Judicial Review of Sanctions
The court then assessed whether the SEC abused its discretion in affirming the sanctions imposed on Saliba. The court found that the SEC's decision was not an abuse of discretion, as the evidence indicated that Saliba had intentionally violated the interim restrictions imposed by FINRA. The SEC had determined that Saliba's numerous and egregious violations undermined the public's confidence in his ability to operate within the regulatory framework of the securities industry. The court highlighted that the SEC's role included protecting investors and maintaining market integrity, and the imposition of a bar was a reasonable response to Saliba's conduct. The court concluded that the SEC had sufficient support in the record for its decision to impose sanctions, thus denying Saliba's petition for review of the sanctions related to the violations of the Interim Restrictions and backdating compliance documents.
Conclusion of the Court
In conclusion, the U.S. Court of Appeals for the Ninth Circuit upheld the SEC's decisions regarding the two industry bars against Saliba while dismissing the court's jurisdiction over the findings related to his computer violations.

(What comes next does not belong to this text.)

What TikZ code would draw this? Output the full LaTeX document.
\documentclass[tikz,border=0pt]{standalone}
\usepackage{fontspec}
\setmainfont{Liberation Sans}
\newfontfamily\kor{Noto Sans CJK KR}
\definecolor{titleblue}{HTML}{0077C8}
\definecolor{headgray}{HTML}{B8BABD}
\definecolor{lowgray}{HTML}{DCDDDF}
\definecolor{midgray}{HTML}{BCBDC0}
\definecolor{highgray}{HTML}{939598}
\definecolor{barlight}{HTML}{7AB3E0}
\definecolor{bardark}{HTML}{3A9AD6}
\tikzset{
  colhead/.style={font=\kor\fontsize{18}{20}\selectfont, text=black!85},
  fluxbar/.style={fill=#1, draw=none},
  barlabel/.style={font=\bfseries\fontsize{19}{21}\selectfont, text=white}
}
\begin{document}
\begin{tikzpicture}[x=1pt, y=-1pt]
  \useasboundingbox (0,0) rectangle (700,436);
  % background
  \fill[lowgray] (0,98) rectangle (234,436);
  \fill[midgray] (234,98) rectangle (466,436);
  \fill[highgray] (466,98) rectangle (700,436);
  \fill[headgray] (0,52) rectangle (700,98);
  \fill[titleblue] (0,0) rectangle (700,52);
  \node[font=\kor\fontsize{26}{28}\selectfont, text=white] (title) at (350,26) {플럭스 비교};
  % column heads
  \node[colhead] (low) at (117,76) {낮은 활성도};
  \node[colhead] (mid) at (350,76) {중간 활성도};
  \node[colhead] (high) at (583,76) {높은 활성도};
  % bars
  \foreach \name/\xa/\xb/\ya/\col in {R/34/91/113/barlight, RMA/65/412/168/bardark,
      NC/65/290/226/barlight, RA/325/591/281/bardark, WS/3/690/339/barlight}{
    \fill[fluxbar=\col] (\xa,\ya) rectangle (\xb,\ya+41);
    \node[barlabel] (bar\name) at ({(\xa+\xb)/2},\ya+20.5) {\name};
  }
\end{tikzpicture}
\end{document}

The court underscored the importance of finality in agency decisions, determining that the SEC's actions met the appropriate criteria for judicial review. The court also reaffirmed that Saliba had waived his arguments regarding substantial evidence and the lack of support for the violations due to his failure to raise these issues before the SEC. Ultimately, the court's decision emphasized the need for compliance with procedural requirements in administrative appeals and the balancing of individual rights against the necessity of regulatory enforcement in the securities industry. The petition for review was denied in part and dismissed in part, effectively maintaining the sanctions imposed by the SEC.